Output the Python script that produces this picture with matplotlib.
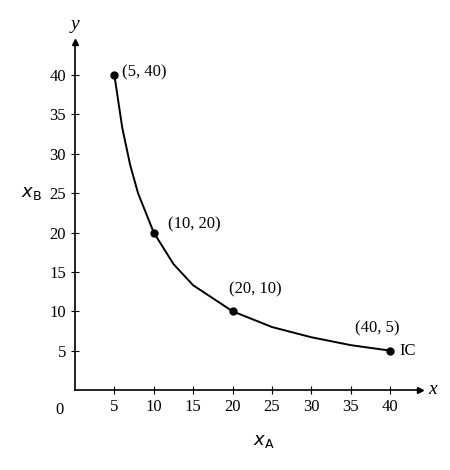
import matplotlib
matplotlib.use("Agg")
import matplotlib.pyplot as plt

xa_curve = [5, 6, 7, 8, 10, 12.5, 15, 20, 25, 30, 35, 40]
xb_curve = [40, 33.3, 28.6, 25, 20, 16, 13.3, 10, 8, 6.7, 5.7, 5]
pts_x = [5, 10, 20, 40]
pts_y = [40, 20, 10, 5]
pt_labels = ["(5, 40)", "(10, 20)", "(20, 10)", "(40, 5)"]
ticks = [5, 10, 15, 20, 25, 30, 35, 40]

plt.rcParams['font.family'] = ['Liberation Serif', 'DejaVu Serif']
fig = plt.figure(figsize=(4.5, 4.7), dpi=100)
ax = fig.add_axes([75/450, 1-390/470, 345/450, 348/470])
ax.set_xlim(0, 43.8)
ax.set_ylim(0, 44.2)
for s in ['top', 'right']:
    ax.spines[s].set_visible(False)
ax.spines['left'].set_linewidth(1.2)
ax.spines['bottom'].set_linewidth(1.2)
ax.plot(1, 0, ">k", transform=ax.transAxes, clip_on=False, ms=5)
ax.plot(0, 1, "^k", transform=ax.transAxes, clip_on=False, ms=5)
ax.plot(xa_curve, xb_curve, color='black', lw=1.4)
ax.plot(pts_x, pts_y, 'o', color='black', ms=5)
offs = [(1.0, 0.3), (1.8, 1.0), (-0.5, 1.8), (-4.5, 1.8)]
for x, y, l, (dx, dy) in zip(pts_x, pts_y, pt_labels, offs):
    ax.text(x + dx, y + dy, l, fontsize=12, va='bottom' if dy > 1 else 'center', ha='left')
ax.text(41.2, 5, "IC", fontsize=12, va='center')
ax.set_xticks(ticks)
ax.set_yticks(ticks)
ax.tick_params(labelsize=12, direction='inout', length=6)
ax.text(-1.5, -1.5, "0", fontsize=12, ha='right', va='top')
ax.text(44.8, 0, "x", fontsize=14, style='italic', va='center')
ax.text(0, 45.3, "y", fontsize=14, style='italic', ha='center', va='bottom')
ax.text(-5.5, 25, r"$x_{\mathrm{B}}$", fontsize=13, ha='center', va='center')
ax.text(24, -6.5, r"$x_{\mathrm{A}}$", fontsize=13, ha='center', va='center')
plt.rcParams['mathtext.fontset'] = 'stix'
fig.savefig("out.png")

REQUEST: Give again, word for word, every line from the top of the data through the line with "ticks = [5, 10, 15, 20, 25, 30, 35, 40]", both ends included, and exclude the pictures.

SOLUTION TO THE EXERCISE:
Output the Python script that produces this picture with matplotlib.
import matplotlib
matplotlib.use("Agg")
import matplotlib.pyplot as plt

xa_curve = [5, 6, 7, 8, 10, 12.5, 15, 20, 25, 30, 35, 40]
xb_curve = [40, 33.3, 28.6, 25, 20, 16, 13.3, 10, 8, 6.7, 5.7, 5]
pts_x = [5, 10, 20, 40]
pts_y = [40, 20, 10, 5]
pt_labels = ["(5, 40)", "(10, 20)", "(20, 10)", "(40, 5)"]
ticks = [5, 10, 15, 20, 25, 30, 35, 40]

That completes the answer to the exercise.